Exercise ->
Copy each line of the material below that includes the string "would".

Data excerpts ->
-=-=-

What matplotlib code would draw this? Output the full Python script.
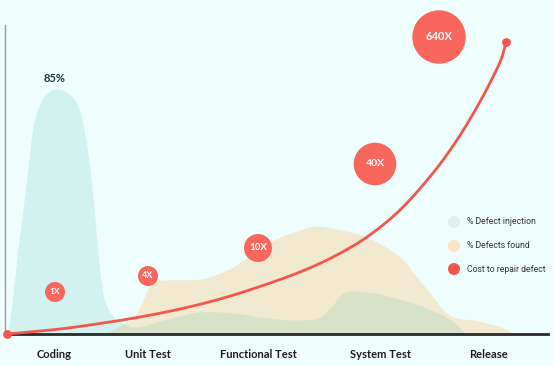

-=-=-

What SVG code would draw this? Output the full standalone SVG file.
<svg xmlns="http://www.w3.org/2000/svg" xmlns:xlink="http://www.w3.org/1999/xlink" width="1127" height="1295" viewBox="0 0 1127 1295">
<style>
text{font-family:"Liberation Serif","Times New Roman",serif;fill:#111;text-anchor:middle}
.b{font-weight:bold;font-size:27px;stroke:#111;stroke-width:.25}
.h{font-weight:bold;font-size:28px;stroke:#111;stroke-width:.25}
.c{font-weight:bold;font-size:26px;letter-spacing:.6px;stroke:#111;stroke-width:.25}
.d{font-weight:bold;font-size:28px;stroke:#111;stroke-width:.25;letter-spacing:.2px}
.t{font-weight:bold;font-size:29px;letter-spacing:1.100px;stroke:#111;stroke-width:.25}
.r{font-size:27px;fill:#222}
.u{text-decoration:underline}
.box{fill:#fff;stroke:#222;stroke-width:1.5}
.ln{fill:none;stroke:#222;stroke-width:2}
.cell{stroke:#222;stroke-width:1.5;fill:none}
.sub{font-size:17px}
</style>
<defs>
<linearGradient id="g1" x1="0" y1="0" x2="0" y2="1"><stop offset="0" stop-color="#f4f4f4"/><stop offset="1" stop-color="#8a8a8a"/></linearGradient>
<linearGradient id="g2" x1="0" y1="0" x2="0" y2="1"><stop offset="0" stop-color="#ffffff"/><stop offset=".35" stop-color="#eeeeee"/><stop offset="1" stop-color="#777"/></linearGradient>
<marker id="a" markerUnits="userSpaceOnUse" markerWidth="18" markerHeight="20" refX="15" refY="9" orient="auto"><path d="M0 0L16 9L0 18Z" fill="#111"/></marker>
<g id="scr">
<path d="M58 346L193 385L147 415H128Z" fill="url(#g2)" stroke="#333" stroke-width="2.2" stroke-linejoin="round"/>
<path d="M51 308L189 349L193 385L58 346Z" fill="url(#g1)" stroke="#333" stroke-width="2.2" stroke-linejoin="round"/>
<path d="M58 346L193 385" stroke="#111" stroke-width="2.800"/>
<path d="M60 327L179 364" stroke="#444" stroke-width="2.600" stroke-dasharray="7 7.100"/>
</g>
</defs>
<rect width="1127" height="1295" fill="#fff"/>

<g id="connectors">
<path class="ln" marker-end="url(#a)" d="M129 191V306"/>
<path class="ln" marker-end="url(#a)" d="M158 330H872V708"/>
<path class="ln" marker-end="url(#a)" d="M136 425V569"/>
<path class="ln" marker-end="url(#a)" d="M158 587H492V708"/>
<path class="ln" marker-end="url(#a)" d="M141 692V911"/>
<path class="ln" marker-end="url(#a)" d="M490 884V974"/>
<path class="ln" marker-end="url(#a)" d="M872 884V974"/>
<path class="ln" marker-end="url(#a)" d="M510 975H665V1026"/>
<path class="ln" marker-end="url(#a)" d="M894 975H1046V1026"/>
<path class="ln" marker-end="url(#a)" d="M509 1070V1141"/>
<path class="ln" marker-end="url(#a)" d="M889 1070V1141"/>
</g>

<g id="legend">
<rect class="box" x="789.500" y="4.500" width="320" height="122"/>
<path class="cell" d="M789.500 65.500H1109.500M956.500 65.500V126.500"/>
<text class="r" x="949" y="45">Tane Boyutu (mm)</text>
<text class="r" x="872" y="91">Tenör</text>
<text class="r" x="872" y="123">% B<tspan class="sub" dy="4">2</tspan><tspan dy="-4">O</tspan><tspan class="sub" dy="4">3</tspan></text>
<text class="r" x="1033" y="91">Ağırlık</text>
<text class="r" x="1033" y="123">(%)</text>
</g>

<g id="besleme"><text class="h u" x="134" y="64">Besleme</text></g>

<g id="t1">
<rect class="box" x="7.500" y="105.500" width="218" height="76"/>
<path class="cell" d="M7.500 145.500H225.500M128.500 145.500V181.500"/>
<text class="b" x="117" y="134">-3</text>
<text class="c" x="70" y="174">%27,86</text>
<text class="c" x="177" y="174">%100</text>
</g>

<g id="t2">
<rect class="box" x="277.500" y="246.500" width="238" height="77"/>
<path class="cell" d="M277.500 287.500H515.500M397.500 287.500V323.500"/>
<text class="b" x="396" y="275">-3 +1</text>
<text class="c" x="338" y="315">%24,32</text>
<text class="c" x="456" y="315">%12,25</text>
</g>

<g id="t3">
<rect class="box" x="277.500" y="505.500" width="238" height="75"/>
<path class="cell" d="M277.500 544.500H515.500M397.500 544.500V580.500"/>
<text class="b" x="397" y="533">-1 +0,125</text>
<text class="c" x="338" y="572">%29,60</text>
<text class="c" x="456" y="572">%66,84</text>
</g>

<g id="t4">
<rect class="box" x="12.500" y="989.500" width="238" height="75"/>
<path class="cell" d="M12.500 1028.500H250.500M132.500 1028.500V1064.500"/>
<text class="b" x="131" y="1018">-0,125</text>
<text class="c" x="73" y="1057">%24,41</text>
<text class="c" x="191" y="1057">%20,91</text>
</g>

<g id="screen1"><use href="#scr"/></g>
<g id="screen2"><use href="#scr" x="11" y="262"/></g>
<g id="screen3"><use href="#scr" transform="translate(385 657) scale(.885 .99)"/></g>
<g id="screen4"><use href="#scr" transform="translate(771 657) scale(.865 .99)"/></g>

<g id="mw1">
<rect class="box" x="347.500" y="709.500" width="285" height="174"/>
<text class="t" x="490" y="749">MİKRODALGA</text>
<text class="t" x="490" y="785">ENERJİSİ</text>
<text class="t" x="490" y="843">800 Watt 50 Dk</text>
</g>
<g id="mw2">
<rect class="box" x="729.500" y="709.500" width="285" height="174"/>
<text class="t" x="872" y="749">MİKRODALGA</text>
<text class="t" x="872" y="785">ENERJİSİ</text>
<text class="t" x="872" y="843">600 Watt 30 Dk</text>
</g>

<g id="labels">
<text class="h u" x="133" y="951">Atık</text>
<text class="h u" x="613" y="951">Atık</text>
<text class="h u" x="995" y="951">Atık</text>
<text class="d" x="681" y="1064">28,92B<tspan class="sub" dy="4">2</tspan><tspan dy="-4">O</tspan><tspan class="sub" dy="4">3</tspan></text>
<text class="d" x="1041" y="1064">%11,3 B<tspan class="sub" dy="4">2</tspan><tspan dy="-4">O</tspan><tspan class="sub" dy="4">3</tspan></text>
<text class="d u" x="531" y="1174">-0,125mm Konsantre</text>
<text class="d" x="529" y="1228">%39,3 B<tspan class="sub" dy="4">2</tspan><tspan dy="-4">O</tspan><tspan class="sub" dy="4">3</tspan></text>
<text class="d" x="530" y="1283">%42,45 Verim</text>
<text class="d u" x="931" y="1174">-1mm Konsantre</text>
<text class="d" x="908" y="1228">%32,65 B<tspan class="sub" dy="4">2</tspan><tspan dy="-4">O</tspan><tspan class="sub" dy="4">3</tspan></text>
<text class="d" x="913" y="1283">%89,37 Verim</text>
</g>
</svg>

-=-=-

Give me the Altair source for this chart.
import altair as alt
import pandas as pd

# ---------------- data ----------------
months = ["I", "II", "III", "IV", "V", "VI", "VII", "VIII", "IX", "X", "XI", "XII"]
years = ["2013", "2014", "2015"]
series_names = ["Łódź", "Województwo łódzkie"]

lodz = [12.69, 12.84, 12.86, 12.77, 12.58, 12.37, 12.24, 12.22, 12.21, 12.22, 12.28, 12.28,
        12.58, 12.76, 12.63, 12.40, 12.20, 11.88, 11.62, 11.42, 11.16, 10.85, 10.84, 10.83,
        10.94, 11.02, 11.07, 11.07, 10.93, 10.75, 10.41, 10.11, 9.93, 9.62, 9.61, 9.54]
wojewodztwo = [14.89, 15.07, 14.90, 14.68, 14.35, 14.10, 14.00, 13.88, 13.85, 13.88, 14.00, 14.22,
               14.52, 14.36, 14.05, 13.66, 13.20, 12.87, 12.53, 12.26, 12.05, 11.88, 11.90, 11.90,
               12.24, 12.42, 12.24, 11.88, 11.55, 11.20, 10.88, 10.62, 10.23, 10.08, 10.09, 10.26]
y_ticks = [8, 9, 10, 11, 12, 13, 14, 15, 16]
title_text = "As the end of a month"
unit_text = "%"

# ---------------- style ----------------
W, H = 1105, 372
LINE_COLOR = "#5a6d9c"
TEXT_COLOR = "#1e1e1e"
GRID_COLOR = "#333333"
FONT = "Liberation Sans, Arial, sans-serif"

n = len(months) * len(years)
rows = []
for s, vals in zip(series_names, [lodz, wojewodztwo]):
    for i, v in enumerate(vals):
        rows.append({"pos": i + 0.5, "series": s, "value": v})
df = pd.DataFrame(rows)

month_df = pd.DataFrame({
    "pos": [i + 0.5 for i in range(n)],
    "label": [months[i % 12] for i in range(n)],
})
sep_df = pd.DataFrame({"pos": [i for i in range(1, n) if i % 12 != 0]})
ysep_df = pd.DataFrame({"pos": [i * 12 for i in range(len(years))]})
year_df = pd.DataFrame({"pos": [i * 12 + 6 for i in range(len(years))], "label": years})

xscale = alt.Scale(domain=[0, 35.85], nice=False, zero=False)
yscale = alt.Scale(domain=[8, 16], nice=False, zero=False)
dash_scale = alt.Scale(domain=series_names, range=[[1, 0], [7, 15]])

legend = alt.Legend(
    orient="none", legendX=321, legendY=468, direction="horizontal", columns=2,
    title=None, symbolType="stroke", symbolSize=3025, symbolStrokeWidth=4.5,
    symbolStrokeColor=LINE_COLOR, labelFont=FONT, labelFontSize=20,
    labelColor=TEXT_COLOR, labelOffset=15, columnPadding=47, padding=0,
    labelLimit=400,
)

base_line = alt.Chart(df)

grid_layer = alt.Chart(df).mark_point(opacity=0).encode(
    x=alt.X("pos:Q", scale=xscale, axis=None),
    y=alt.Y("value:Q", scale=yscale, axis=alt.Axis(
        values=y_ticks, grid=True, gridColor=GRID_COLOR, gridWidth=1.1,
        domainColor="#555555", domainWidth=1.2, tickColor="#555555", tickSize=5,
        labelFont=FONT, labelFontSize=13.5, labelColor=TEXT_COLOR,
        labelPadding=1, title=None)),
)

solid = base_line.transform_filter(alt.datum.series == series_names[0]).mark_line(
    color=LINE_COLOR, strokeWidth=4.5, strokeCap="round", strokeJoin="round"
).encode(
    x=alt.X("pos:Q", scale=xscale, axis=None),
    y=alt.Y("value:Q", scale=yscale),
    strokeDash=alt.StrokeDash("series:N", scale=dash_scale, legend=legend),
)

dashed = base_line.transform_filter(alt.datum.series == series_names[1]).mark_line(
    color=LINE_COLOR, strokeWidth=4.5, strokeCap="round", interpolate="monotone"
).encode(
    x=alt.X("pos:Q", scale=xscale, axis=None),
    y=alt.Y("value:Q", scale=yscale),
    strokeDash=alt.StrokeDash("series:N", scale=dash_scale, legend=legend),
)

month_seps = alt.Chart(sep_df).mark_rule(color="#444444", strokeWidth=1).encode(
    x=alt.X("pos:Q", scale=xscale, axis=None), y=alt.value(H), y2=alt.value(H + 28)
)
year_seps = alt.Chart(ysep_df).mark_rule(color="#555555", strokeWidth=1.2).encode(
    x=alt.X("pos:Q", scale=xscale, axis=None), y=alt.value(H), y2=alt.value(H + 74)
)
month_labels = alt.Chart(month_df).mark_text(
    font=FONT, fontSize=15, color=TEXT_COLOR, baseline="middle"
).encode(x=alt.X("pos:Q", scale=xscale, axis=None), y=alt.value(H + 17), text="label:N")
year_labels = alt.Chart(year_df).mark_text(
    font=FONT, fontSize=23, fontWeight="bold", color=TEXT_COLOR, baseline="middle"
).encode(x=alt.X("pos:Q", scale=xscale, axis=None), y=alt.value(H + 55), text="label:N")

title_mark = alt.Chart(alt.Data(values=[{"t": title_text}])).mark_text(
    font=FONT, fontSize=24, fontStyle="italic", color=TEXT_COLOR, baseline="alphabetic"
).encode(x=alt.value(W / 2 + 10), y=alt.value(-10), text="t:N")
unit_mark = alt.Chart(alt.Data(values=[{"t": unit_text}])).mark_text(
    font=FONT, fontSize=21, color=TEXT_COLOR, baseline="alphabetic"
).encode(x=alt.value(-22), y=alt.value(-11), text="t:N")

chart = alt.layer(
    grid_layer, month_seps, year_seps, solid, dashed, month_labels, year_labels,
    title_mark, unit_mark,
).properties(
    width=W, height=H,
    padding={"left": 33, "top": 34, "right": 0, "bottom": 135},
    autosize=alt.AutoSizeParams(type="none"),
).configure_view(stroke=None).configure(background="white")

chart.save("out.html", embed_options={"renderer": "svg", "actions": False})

-=-=-

Complete answer ->
What matplotlib code would draw this? Output the full Python script.
What SVG code would draw this? Output the full standalone SVG file.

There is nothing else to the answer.